Materials-Consortia / OPTIMADE

Specification of a common REST API for access to materials databases
https://optimade.org/specification
Creative Commons Attribution 4.0 International
83 stars 37 forks source link

Should pagination links include all URL query parameters (e.g. response fields)? #391

Closed ml-evs closed 1 year ago

ml-evs commented 2 years ago

This point was raised on the forums (by @oarcelus) here: https://matsci.org/t/cod-response-does-not-include-response-fields-in-next-link/39530.

Currently the pymatgen OptimadeRester (and presumably other clients) rely on the fact that they can just use the links->next URL directly for pagination, but it seems that some databases (for example, COD in the forum post @merkys) do not append URL parameters like response_fields to the pagination links, which currently breaks clients that expect e.g., COD, to return null for cartesian_site_positions.

I do not think the specification currently specifies exactly how this should behave, hence the confusion.

merkys commented 2 years ago

I am almost sure the response_fields should be retained (I think this is the original intention of the specification, even if not explicitly described). Therefore, this is a bug in the COD OPTIMADE implementation, and I will look into fixing it.

I believe the original intention for the pagination URLs is that they have to contain all the parameters required to get the next page of results without any additional parameters. I will also give the specification a look just to be 100% sure.

merkys commented 2 years ago

OK, I gave the specification a look, and it does not seem to be explicit regarding this. Nevertheless, I see only advantages in retaining the original URL parameters: The client does not need to "remember" the request. All its details are included in the URL parameters, thus fetching paginated results is not much more difficult than slurping non-paginated response (bonus: clients are encouraged to paginate).

Moreover, there were discussions (private exchange) about page limits depending on response_fields. In the COD we would like to reduce page limits to 10 when a client requests for cartesian_site_positions, as opposed to page limits of 100 or 1000 when atom positions are not requested. This would play nicely with retained URL parameters, and quite clumsy without them.

The single advantage of placing the onus of URL parameter setting on the client is slight increase of flexibility. By not giving any guarantees about the URL parameters, the specification would push the clients to implement URL string parsing and modification. But clients are already free to do so.

rartino commented 2 years ago

This is what the specification says:

next: represents a link to fetch the next set of results. When the current response is the last page of data, this field MUST be either omitted or null-valued.

I agree that it could be more explicit, but IMO the implicit expectation of "the next set of results" is that they contain the same fields as the previous set - otherwise they are not the same results.

Also important: the specification says nothing about that the URL provided in next needs to be interpretable in terms of OPTIMADE (strictly it doesn't even need to point to the same host...), so it would be a bug for a client to assume that it can understand the next link and re-write it to, e.g., add parameters.
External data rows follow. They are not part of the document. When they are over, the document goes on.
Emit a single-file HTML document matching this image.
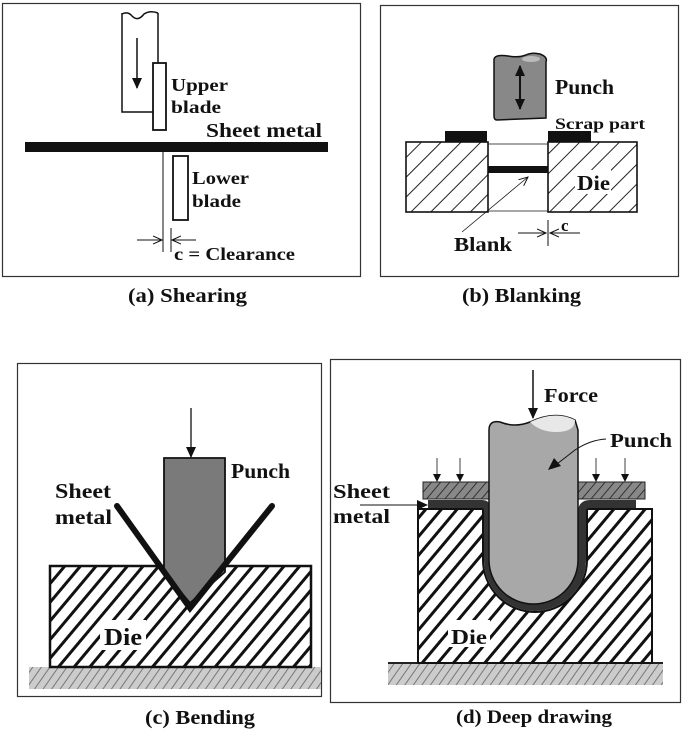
<!DOCTYPE html>
<html><head><meta charset="utf-8"><style>
html,body{margin:0;padding:0;background:#fff;}
svg{display:block;}
text{font-family:"Liberation Serif",serif;font-weight:bold;fill:#111;}
</style></head><body>
<svg width="685" height="738" viewBox="0 0 685 738" xmlns="http://www.w3.org/2000/svg">
<defs>
<pattern id="h1" patternUnits="userSpaceOnUse" width="14" height="14" patternTransform="rotate(45)">
<rect x="6" y="0" width="1" height="14" fill="#222"/></pattern>
<pattern id="h2" patternUnits="userSpaceOnUse" width="12" height="12" patternTransform="rotate(40)">
<rect x="4" y="0" width="3" height="12" fill="#111"/></pattern>
<pattern id="h3" patternUnits="userSpaceOnUse" width="7" height="7" patternTransform="rotate(35)">
<rect x="3" y="0" width="1" height="7" fill="#777"/></pattern>
<pattern id="h4" patternUnits="userSpaceOnUse" width="7" height="7" patternTransform="rotate(40)">
<rect width="7" height="7" fill="#888"/><rect x="3" y="0" width="1" height="7" fill="#333"/></pattern>
<marker id="ar" markerWidth="8" markerHeight="8" refX="7" refY="4" orient="auto" markerUnits="userSpaceOnUse"><path d="M0,0 L8,4 L0,8 Z" fill="#111"/></marker>
<marker id="ar2" markerWidth="12" markerHeight="12" refX="10" refY="6" orient="auto" markerUnits="userSpaceOnUse"><path d="M0,1 L11,6 L0,11 Z" fill="#111"/></marker>
<marker id="ao" markerWidth="10" markerHeight="10" refX="9" refY="5" orient="auto" markerUnits="userSpaceOnUse"><path d="M0,1 L9,5 L0,9" fill="none" stroke="#111" stroke-width="1"/></marker>
</defs>

<!-- Panel a -->
<rect x="2.5" y="3.5" width="358" height="273" fill="none" stroke="#333" stroke-width="1.2"/>
<path d="M122,13 L122,112 L153,112 M158,63 L158,13" fill="none" stroke="#111" stroke-width="1.5"/>
<path d="M122,14 q6,-3 10,2 q6,6 12,-2 q6,-4 14,-1" fill="none" stroke="#111" stroke-width="1.5"/>
<rect x="153" y="63" width="13" height="67" fill="#fff" stroke="#111" stroke-width="1.8"/>
<line x1="137" y1="38" x2="137" y2="88" stroke="#111" stroke-width="1.5" marker-end="url(#ar2)"/>
<text x="171" y="91" font-size="18" textLength="57" lengthAdjust="spacingAndGlyphs">Upper</text>
<text x="171" y="113" font-size="18" textLength="50" lengthAdjust="spacingAndGlyphs">blade</text>
<rect x="25" y="142" width="303" height="10" fill="#111"/>
<text x="206" y="137" font-size="20" textLength="116" lengthAdjust="spacingAndGlyphs">Sheet metal</text>
<rect x="173" y="156" width="15" height="64" fill="#fff" stroke="#111" stroke-width="1.8"/>
<text x="192" y="184" font-size="18" textLength="57" lengthAdjust="spacingAndGlyphs">Lower</text>
<text x="192" y="207" font-size="18" textLength="49" lengthAdjust="spacingAndGlyphs">blade</text>
<line x1="163" y1="152" x2="163" y2="252" stroke="#111" stroke-width="1"/>
<line x1="171" y1="228" x2="171" y2="252" stroke="#111" stroke-width="1"/>
<line x1="137" y1="240" x2="162" y2="240" stroke="#111" stroke-width="1" marker-end="url(#ao)"/>
<line x1="196" y1="240" x2="172" y2="240" stroke="#111" stroke-width="1" marker-end="url(#ao)"/>
<text x="174" y="260" font-size="18" textLength="121" lengthAdjust="spacingAndGlyphs">c = Clearance</text>
<text x="128" y="302" font-size="20" textLength="119" lengthAdjust="spacingAndGlyphs">(a) Shearing</text>

<!-- Panel b -->
<rect x="380.5" y="5.5" width="298" height="271" fill="none" stroke="#333" stroke-width="1.2"/>
<path d="M494,60 q0,-6 14,-4 q10,2 18,-1 q6,-3 14,-1 q8,3 6,8 L546,118 L497,120 Q494,120 494,116 Z" fill="#888" stroke="#111" stroke-width="1.5"/>
<ellipse cx="531" cy="59" rx="9" ry="3" fill="#bbb"/>
<line x1="520" y1="86" x2="520" y2="66" stroke="#111" stroke-width="2" marker-end="url(#ar2)"/>
<line x1="520" y1="86" x2="520" y2="109" stroke="#111" stroke-width="2" marker-end="url(#ar2)"/>
<text x="555" y="94" font-size="21" textLength="59" lengthAdjust="spacingAndGlyphs">Punch</text>
<text x="555" y="129" font-size="16" textLength="90" lengthAdjust="spacingAndGlyphs">Scrap part</text>
<rect x="445" y="131" width="42" height="11" fill="#111"/>
<rect x="548" y="131" width="43" height="11" fill="#111"/>
<rect x="406" y="142" width="82" height="70" fill="url(#h1)" stroke="#111" stroke-width="1.6"/>
<rect x="548" y="142" width="89" height="70" fill="url(#h1)" stroke="#111" stroke-width="1.6"/>
<line x1="488" y1="144" x2="548" y2="144" stroke="#111" stroke-width="0.8"/>
<line x1="488" y1="211" x2="548" y2="211" stroke="#111" stroke-width="0.8"/>
<rect x="488" y="166" width="60" height="7" fill="#111"/>
<rect x="575" y="170" width="36" height="24" fill="#fff"/>
<text x="577" y="190" font-size="21" textLength="33" lengthAdjust="spacingAndGlyphs">Die</text>
<line x1="462" y1="232" x2="528" y2="177" stroke="#111" stroke-width="0.8" marker-end="url(#ao)"/>
<text x="454" y="251" font-size="20" textLength="58" lengthAdjust="spacingAndGlyphs">Blank</text>
<line x1="548" y1="220" x2="548" y2="246" stroke="#111" stroke-width="1"/>
<line x1="518" y1="233" x2="546" y2="233" stroke="#111" stroke-width="1" marker-end="url(#ao)"/>
<line x1="580" y1="233" x2="550" y2="233" stroke="#111" stroke-width="1" marker-end="url(#ao)"/>
<text x="561" y="231" font-size="17">c</text>
<text x="462" y="302" font-size="20" textLength="119" lengthAdjust="spacingAndGlyphs">(b) Blanking</text>

<!-- Panel c -->
<rect x="17.5" y="363.5" width="304" height="333" fill="none" stroke="#333" stroke-width="1.2"/>
<rect x="29" y="667" width="292" height="22" fill="#ccc"/>
<rect x="29" y="667" width="292" height="22" fill="url(#h3)"/>
<rect x="50" y="566" width="261" height="101" fill="url(#h2)" stroke="#111" stroke-width="2.5"/>
<polygon points="164,458 225,458 225,572 190,603 164,572" fill="#7a7a7a" stroke="#111" stroke-width="1.8"/>
<polyline points="117,506 190,608 272,506" fill="none" stroke="#111" stroke-width="6" stroke-linecap="round" stroke-linejoin="miter"/>
<line x1="191" y1="408" x2="191" y2="457" stroke="#111" stroke-width="1.3" marker-end="url(#ar2)"/>
<text x="231" y="478" font-size="21" textLength="59" lengthAdjust="spacingAndGlyphs">Punch</text>
<text x="55" y="498" font-size="21" textLength="56" lengthAdjust="spacingAndGlyphs">Sheet</text>
<text x="55" y="524" font-size="21" textLength="57" lengthAdjust="spacingAndGlyphs">metal</text>
<rect x="100" y="620" width="46" height="30" fill="#fff"/>
<text x="104" y="645" font-size="24" textLength="38" lengthAdjust="spacingAndGlyphs">Die</text>
<text x="145" y="724" font-size="20" textLength="110" lengthAdjust="spacingAndGlyphs">(c) Bending</text>

<!-- Panel d -->
<rect x="330.5" y="359.5" width="350" height="343" fill="none" stroke="#333" stroke-width="1.2"/>
<rect x="388" y="663" width="275" height="22" fill="#ccc"/>
<rect x="388" y="663" width="275" height="22" fill="url(#h3)"/>
<line x1="388" y1="663" x2="663" y2="663" stroke="#222" stroke-width="2"/>
<path d="M418,509 L483,509 L483,560 A52,52 0 0 0 587,560 L587,509 L652,509 L652,663 L418,663 Z" fill="url(#h2)" stroke="#111" stroke-width="2"/>
<rect x="423" y="482" width="67" height="17" fill="url(#h4)" stroke="#222" stroke-width="1"/>
<rect x="577" y="482" width="68" height="17" fill="url(#h4)" stroke="#222" stroke-width="1"/>
<path d="M428,504 L482,504 Q488,504 488,512 L488,560 A47,47 0 0 0 582,560 L582,512 Q582,504 590,504 L636,504" fill="none" stroke="#333" stroke-width="8"/>
<path d="M489,430 Q489,420 500,422 Q515,428 530,422 Q555,410 575,420 L578,430 L578,560 A44.5,44 0 0 1 489,560 Z" fill="#a8a8a8" stroke="#111" stroke-width="1.5"/>
<path d="M530,422 Q555,410 575,420 Q575,432 556,432 Q540,432 530,422 Z" fill="#e8e8e8"/>
<line x1="533" y1="370" x2="533" y2="418" stroke="#111" stroke-width="1.5" marker-end="url(#ar2)"/>
<text x="544" y="402" font-size="20" textLength="54" lengthAdjust="spacingAndGlyphs">Force</text>
<text x="610" y="447" font-size="20" textLength="62" lengthAdjust="spacingAndGlyphs">Punch</text>
<path d="M606,439 Q590,440 575,450 L557,464" fill="none" stroke="#111" stroke-width="1"/>
<path d="M548,470 L554,458 L561,466 Z" fill="#111"/>
<line x1="437" y1="458" x2="437" y2="481" stroke="#111" stroke-width="0.8" marker-end="url(#ar)"/>
<line x1="460" y1="458" x2="460" y2="481" stroke="#111" stroke-width="0.8" marker-end="url(#ar)"/>
<line x1="596" y1="458" x2="596" y2="481" stroke="#111" stroke-width="0.8" marker-end="url(#ar)"/>
<line x1="625" y1="458" x2="625" y2="481" stroke="#111" stroke-width="0.8" marker-end="url(#ar)"/>
<text x="333" y="498" font-size="20" textLength="57" lengthAdjust="spacingAndGlyphs">Sheet</text>
<text x="333" y="523" font-size="20" textLength="57" lengthAdjust="spacingAndGlyphs">metal</text>
<line x1="360" y1="505" x2="427" y2="505" stroke="#111" stroke-width="1" marker-end="url(#ar2)"/>
<rect x="448" y="620" width="42" height="27" fill="#fff"/>
<text x="451" y="644" font-size="21" textLength="36" lengthAdjust="spacingAndGlyphs">Die</text>
<text x="456" y="723" font-size="19" textLength="156" lengthAdjust="spacingAndGlyphs">(d) Deep drawing</text>
</svg>
</body></html>
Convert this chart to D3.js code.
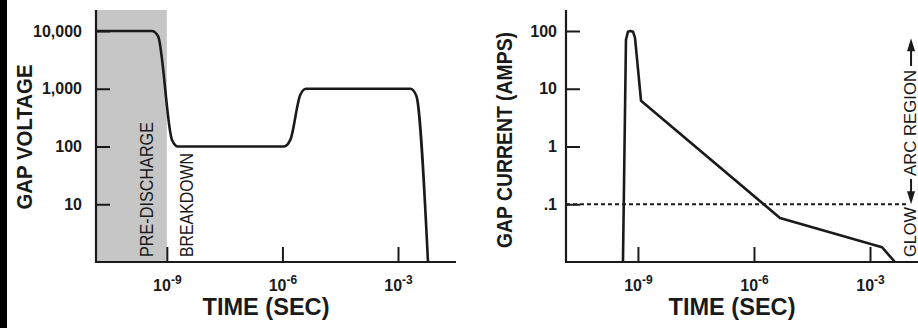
<!DOCTYPE html>
<html>
<head>
<meta charset="utf-8">
<script src="https://cdn.jsdelivr.net/npm/d3@7"></script>
<style>
  body { margin: 0; background: #fff; }
  svg { display: block; font-family: "Liberation Sans Narrow", "Arial Narrow", "Liberation Sans", Arial, sans-serif; }
</style>
</head>
<body>
<div id="chart"></div>
<script>
'use strict';

// gap voltage vs time (left panel)
const voltTimes  = [1.45e-11, 4.1e-10, 5.9e-10, 1.36e-9, 1.95e-9, 1.1e-6, 1.6e-6, 2.9e-6, 4.1e-6, 2.1e-3, 3.0e-3, 6.0e-3];
const voltValues = [10000, 10000, 8200, 130, 100, 100, 130, 780, 1000, 1000, 750, 1];

// gap current vs time (right panel)
const currTimes  = [4.1e-10, 4.9e-10, 5.5e-10, 6.4e-10, 7.5e-10, 8.4e-10, 1.2e-9, 4.7e-6, 2.05e-3, 4.4e-3];
const currValues = [0.01, 70, 97, 100, 97, 76, 6.2, 0.058, 0.018, 0.01];

const voltTicks = [10, 100, 1000, 10000];
const voltTickLabels = ['10', '100', '1,000', '10,000'];
const currTicks = [0.1, 1, 10, 100];
const currTickLabels = ['.1', '1', '10', '100'];
const timeTicks = [1e-9, 1e-6, 1e-3];
const timeTickExps = ['-9', '-6', '-3'];

const preDischargeEnd = 1e-9;
const glowArcLevel = 0.1;
const arcArrowTime = 1.15e-2;
const arcArrowTop = 75;

const width = 918, height = 331;
const ink = '#1a1a1a';
const boldFont = 'Liberation Sans, Arial, sans-serif';

const svg = d3.select('#chart').append('svg')
  .attr('width', width)
  .attr('height', height);

// black strip on the left edge
svg.append('rect').attr('x', 0).attr('y', 0).attr('width', 7).attr('height', 328).attr('fill', '#000');

//scales
let xL = d3.scaleLog().domain([1.45e-11, 3.2e-2]).range([96, 456]);
let yL = d3.scaleLog().domain([1, 23100]).range([262, 10]);
let xR = d3.scaleLog().domain([1.38e-11, 1.74e-2]).range([566, 918]);
let yR = d3.scaleLog().domain([0.01, 231]).range([262, 10]);

// shaded pre-discharge region
svg.append('rect')
  .attr('x', xL.range()[0])
  .attr('y', yL.range()[1])
  .attr('width', xL(preDischargeEnd) - xL.range()[0])
  .attr('height', yL.range()[0] - yL.range()[1])
  .attr('fill', '#c6c6c6');

const drawAxes = (x, y, yTicks, yLabels, labelGap) => {
  let yAxis = d3.axisLeft(y)
    .tickValues(yTicks)
    .tickFormat((d, i) => yLabels[i])
    .tickSize(-14)
    .tickPadding(labelGap);
  let gy = svg.append('g')
    .attr('class', 'y axis')
    .attr('transform', 'translate(' + x.range()[0] + ',0)')
    .call(yAxis);
  gy.select('.domain').remove();
  gy.selectAll('line').attr('stroke', ink).attr('stroke-width', 2);
  gy.selectAll('text')
    .attr('fill', ink)
    .attr('font-size', 16)
    .attr('font-weight', 'bold')
    .attr('font-family', boldFont);

  let xAxis = d3.axisBottom(x)
    .tickValues(timeTicks)
    .tickFormat('')
    .tickSize(-15);
  let gx = svg.append('g')
    .attr('class', 'x axis')
    .attr('transform', 'translate(0,' + y.range()[0] + ')')
    .call(xAxis);
  gx.select('.domain').remove();
  gx.selectAll('line').attr('stroke', ink).attr('stroke-width', 2);
  gx.selectAll('.tick').each(function (d, i) {
    let t = d3.select(this).append('text')
      .attr('y', 29)
      .attr('x', 0)
      .attr('text-anchor', 'middle')
      .attr('fill', ink)
      .attr('font-weight', 'bold')
      .attr('font-family', boldFont)
      .attr('font-size', 16);
    t.append('tspan').text('10');
    t.append('tspan').attr('font-size', 12).attr('dy', -7).text(timeTickExps[i]);
  });

  // axis lines
  svg.append('path')
    .attr('d', 'M' + x.range()[0] + ',' + y.range()[1] + 'V' + y.range()[0] + 'H' + x.range()[1])
    .attr('fill', 'none')
    .attr('stroke', ink)
    .attr('stroke-width', 2.2);

  svg.append('text')
    .attr('x', (x.range()[0] + x.range()[1]) / 2 - 10)
    .attr('y', 315)
    .attr('text-anchor', 'middle')
    .attr('font-size', 23)
    .attr('font-weight', 'bold')
    .attr('font-family', boldFont)
    .attr('fill', ink)
    .attr('textLength', 127)
    .attr('lengthAdjust', 'spacingAndGlyphs')
    .text('TIME (SEC)');
};

drawAxes(xL, yL, voltTicks, voltTickLabels, 14);
drawAxes(xR, yR, currTicks, currTickLabels, 9);

const yTitle = (txt, cx, cy, len) => {
  svg.append('text')
    .attr('transform', 'translate(' + cx + ',' + cy + ') rotate(-90)')
    .attr('text-anchor', 'middle')
    .attr('font-size', 22)
    .attr('font-weight', 'bold')
    .attr('font-family', boldFont)
    .attr('fill', ink)
    .attr('textLength', len)
    .attr('lengthAdjust', 'spacingAndGlyphs')
    .text(txt);
};
yTitle('GAP VOLTAGE', 32, 137, 145);
yTitle('GAP CURRENT (AMPS)', 512, 140, 216);

// curves
let lineL = d3.line()
  .x((d) => xL(d.t))
  .y((d) => yL(d.v))
  .curve(d3.curveMonotoneX);

svg.append('path')
  .datum(voltTimes.map((t, i) => ({ t: t, v: voltValues[i] })))
  .attr('d', lineL)
  .attr('fill', 'none')
  .attr('stroke', ink)
  .attr('stroke-width', 2.6)
  .attr('stroke-linejoin', 'round');

let lineR = d3.line()
  .x((d) => xR(d.t))
  .y((d) => yR(d.v));

svg.append('path')
  .datum(currTimes.map((t, i) => ({ t: t, v: currValues[i] })))
  .attr('d', lineR)
  .attr('fill', 'none')
  .attr('stroke', ink)
  .attr('stroke-width', 2.6)
  .attr('stroke-linejoin', 'round');

// glow / arc boundary
svg.append('line')
  .attr('x1', xR.range()[0])
  .attr('x2', xR(9.1e-3))
  .attr('y1', yR(glowArcLevel))
  .attr('y2', yR(glowArcLevel))
  .attr('stroke', ink)
  .attr('stroke-width', 1.8)
  .attr('stroke-dasharray', '4,3');

// rotated region labels
const sideLabel = (txt, x, y, len, size) => {
  svg.append('text')
    .attr('transform', 'translate(' + x + ',' + y + ') rotate(-90)')
    .attr('font-size', size)
    .attr('fill', ink)
    .attr('textLength', len)
    .attr('lengthAdjust', 'spacingAndGlyphs')
    .text(txt);
};
sideLabel('PRE-DISCHARGE', 153, 257, 135, 18);
sideLabel('BREAKDOWN', 193, 257, 104, 18);

let ax = xR(arcArrowTime);
sideLabel('GLOW', ax + 5, 257, 50, 16);
sideLabel('ARC REGION', ax + 5, 176, 106, 16);

let aTop = yR(arcArrowTop), aBot = yR(glowArcLevel);
svg.append('line').attr('x1', ax).attr('x2', ax).attr('y1', aTop + 8).attr('y2', 66)
  .attr('stroke', ink).attr('stroke-width', 2);
svg.append('line').attr('x1', ax).attr('x2', ax).attr('y1', 179).attr('y2', aBot - 8)
  .attr('stroke', ink).attr('stroke-width', 2);
svg.append('path')
  .attr('d', 'M' + ax + ',' + aTop + 'l-4,13h8z')
  .attr('fill', ink);
svg.append('path')
  .attr('d', 'M' + ax + ',' + aBot + 'l-4,-13h8z')
  .attr('fill', ink);
</script>
</body>
</html>
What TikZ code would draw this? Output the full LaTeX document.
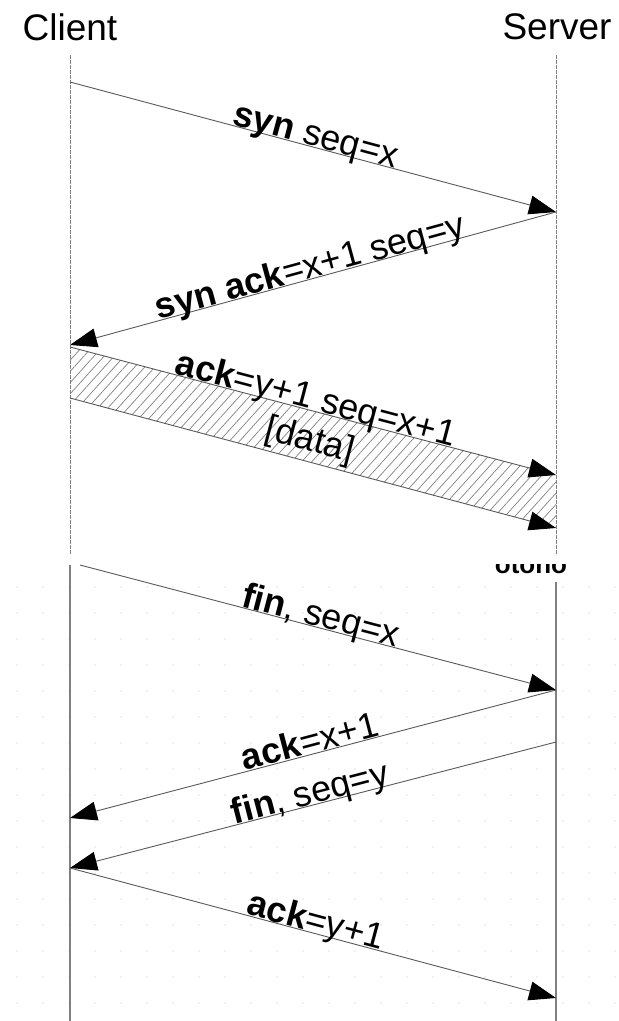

Hence, if OPTIMADE does not require the next link to give results with the same fields, then there would exist no way for a client to reliably paginate.

merkys commented 2 years ago

Fixed the COD implementation today. Now the URL parameters should be propagated.

merkys commented 1 year ago

Can we close this issue as answered, or should we clarify the specification accordingly?

ml-evs commented 1 year ago

I think we can close it, unless someone really wants to make a PR making this very explicit.